Question

If a, b, c are in H.P., then the value of $\left( \dfrac{1}{b}+\dfrac{1}{c}-\dfrac{1}{a} \right)\left( \dfrac{1}{c}+\dfrac{1}{a}-\dfrac{1}{b} \right)$ , is

Answer 1

Hint: Think of the basic definition of Harmonic progression, and use the property that the reciprocals of the terms in H.P. forms an A.P. We also know that the absolute value of difference of two consecutive terms of an A.P. is equal to the common difference of the Arithmetic progression, i.e., if three numbers x, y , z are in A.P. then y-x=z-y=common difference.

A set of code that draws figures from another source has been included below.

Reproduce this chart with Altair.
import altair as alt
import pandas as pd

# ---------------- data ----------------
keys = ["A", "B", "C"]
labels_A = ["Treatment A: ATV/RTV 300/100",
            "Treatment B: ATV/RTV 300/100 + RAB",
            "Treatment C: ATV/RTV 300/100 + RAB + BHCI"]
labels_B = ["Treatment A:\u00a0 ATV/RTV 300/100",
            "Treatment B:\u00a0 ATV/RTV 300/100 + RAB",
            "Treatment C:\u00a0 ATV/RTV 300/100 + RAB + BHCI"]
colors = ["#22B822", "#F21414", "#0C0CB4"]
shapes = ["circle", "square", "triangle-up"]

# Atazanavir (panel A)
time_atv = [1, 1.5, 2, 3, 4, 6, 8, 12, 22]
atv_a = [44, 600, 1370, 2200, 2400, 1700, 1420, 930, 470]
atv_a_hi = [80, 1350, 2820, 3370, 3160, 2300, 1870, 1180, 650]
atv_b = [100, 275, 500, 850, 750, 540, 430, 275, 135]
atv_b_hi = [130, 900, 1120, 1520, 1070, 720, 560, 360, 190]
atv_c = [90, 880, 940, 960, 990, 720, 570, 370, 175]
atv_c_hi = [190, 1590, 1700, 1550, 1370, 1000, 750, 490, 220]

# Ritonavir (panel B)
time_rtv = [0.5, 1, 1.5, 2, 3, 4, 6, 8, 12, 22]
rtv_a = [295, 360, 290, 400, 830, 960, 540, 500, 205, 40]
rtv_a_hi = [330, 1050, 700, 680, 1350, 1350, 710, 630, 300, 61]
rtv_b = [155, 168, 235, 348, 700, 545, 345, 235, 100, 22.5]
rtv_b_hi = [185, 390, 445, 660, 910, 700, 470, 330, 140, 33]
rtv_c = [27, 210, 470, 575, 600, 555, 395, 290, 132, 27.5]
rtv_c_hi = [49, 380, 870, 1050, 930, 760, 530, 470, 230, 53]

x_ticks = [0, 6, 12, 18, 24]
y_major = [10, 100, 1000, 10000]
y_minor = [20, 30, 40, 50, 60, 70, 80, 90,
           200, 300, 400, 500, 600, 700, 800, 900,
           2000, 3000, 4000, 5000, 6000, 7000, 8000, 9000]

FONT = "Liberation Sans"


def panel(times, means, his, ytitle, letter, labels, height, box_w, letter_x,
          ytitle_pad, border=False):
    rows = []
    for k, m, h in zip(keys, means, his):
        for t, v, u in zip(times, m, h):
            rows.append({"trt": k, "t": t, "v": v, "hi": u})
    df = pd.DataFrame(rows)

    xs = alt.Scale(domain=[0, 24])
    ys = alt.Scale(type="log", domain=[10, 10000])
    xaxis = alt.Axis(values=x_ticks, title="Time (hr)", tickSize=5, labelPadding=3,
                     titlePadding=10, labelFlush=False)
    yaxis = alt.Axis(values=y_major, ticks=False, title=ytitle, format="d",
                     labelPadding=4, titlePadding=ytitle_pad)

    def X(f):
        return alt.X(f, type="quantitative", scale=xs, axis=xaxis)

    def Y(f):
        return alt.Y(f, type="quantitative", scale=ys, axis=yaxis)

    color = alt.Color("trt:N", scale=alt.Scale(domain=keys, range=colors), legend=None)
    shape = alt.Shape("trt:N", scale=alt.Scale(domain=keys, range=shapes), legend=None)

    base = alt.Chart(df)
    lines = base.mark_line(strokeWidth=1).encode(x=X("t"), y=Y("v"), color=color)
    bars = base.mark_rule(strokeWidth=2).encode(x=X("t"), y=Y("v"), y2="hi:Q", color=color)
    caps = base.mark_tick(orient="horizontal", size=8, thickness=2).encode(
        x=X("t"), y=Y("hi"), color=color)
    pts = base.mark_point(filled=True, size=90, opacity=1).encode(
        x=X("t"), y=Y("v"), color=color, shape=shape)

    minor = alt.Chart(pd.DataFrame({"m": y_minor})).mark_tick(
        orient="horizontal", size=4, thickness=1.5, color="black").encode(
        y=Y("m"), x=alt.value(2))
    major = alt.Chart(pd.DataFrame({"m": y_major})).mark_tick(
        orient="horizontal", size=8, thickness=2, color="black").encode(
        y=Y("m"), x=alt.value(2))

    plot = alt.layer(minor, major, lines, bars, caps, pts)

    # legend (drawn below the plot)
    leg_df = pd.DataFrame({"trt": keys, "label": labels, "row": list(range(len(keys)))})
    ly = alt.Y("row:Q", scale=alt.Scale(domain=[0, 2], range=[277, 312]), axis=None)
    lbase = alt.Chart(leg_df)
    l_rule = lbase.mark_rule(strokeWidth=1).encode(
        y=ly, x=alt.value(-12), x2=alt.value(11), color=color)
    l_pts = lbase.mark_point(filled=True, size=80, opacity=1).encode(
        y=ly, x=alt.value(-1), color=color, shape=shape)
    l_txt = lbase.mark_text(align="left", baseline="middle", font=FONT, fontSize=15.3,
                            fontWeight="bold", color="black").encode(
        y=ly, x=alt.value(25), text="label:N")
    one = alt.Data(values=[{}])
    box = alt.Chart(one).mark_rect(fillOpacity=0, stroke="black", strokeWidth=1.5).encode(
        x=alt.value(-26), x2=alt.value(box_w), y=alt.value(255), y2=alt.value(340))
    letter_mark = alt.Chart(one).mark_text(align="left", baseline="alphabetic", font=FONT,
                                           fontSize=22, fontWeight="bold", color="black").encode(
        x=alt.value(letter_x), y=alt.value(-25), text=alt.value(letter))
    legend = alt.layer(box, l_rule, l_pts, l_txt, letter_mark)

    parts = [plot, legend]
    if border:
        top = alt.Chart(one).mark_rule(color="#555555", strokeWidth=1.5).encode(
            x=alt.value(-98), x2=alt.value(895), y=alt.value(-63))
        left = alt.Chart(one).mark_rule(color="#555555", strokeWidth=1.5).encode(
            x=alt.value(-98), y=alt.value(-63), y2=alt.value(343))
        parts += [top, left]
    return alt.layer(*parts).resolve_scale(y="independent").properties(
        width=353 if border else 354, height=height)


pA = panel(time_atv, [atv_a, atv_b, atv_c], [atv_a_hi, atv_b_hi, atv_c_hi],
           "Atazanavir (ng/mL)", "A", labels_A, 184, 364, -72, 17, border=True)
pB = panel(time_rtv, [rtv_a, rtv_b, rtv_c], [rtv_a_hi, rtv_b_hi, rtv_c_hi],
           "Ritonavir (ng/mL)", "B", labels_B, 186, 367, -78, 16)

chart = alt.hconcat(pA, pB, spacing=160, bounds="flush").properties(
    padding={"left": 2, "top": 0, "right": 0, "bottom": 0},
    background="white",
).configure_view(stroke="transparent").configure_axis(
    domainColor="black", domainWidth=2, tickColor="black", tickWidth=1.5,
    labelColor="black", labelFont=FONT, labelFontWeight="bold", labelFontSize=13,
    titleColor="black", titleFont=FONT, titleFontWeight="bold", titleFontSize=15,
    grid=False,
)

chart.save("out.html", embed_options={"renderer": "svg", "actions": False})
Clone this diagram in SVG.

Complete step by-step answer:

Before starting with the solution to the above question, let us talk about harmonic progression.
In mathematics, harmonic progression is defined as a sequence of numbers, for which the sequence of the reciprocals of its terms gives an arithmetic progression.
We can represent a general harmonic progression as:$\dfrac{1}{a},\dfrac{1}{a+d},\dfrac{1}{a+2d}............$
Where $a,a+d,a+2d...............$ will represent an arithmetic progression.
Now let us start the solution to the above question. As it is given that a, b, c is in H.P., so we can say that $\dfrac{1}{a},\dfrac{1}{b}\text{ and }\dfrac{1}{c}$ are in A.P.
$\left( \dfrac{1}{b}+\dfrac{1}{c}-\dfrac{1}{a} \right)\left( \dfrac{1}{c}+\dfrac{1}{a}-\dfrac{1}{b} \right)$
Now we know that the difference of two consecutive terms of an A.P. is equal to the common difference of the Arithmetic progression. So, we let the common difference of the A.P. $\dfrac{1}{a},\dfrac{1}{b},\dfrac{1}{c}$ be k.
  \[\left( \dfrac{1}{b}-\dfrac{1}{a}+\dfrac{1}{c} \right)\left( \dfrac{1}{c}-\left( \dfrac{1}{b}-\dfrac{1}{a} \right) \right)\]
\[=\left( k+\dfrac{1}{c} \right)\left( \dfrac{1}{c}-k \right)\]
Now, as we know that k is the common difference of A.P., the $\dfrac{1}{c}-k=\dfrac{1}{b}$ . Also, we can write $k=\dfrac{1}{c}-\dfrac{1}{b}$ .
\[\left( \dfrac{1}{c}-\dfrac{1}{b}+\dfrac{1}{c} \right)\dfrac{1}{b}\]
\[=\left( \dfrac{2}{c}-\dfrac{1}{b} \right)\dfrac{1}{b}\]
Therefore, the answer to the above question is \[\left( \dfrac{2}{c}-\dfrac{1}{b} \right)\dfrac{1}{b}\] .

Note: Be careful about the calculation and the signs while opening the brackets. The general mistake that a student can make is $\dfrac{1}{c}+\dfrac{1}{a}-\dfrac{1}{b}=\dfrac{1}{c}-\left( \dfrac{1}{a}-\dfrac{1}{b} \right)$ . Also, you need to remember the properties related to A.P. and H.P., as they are used very often.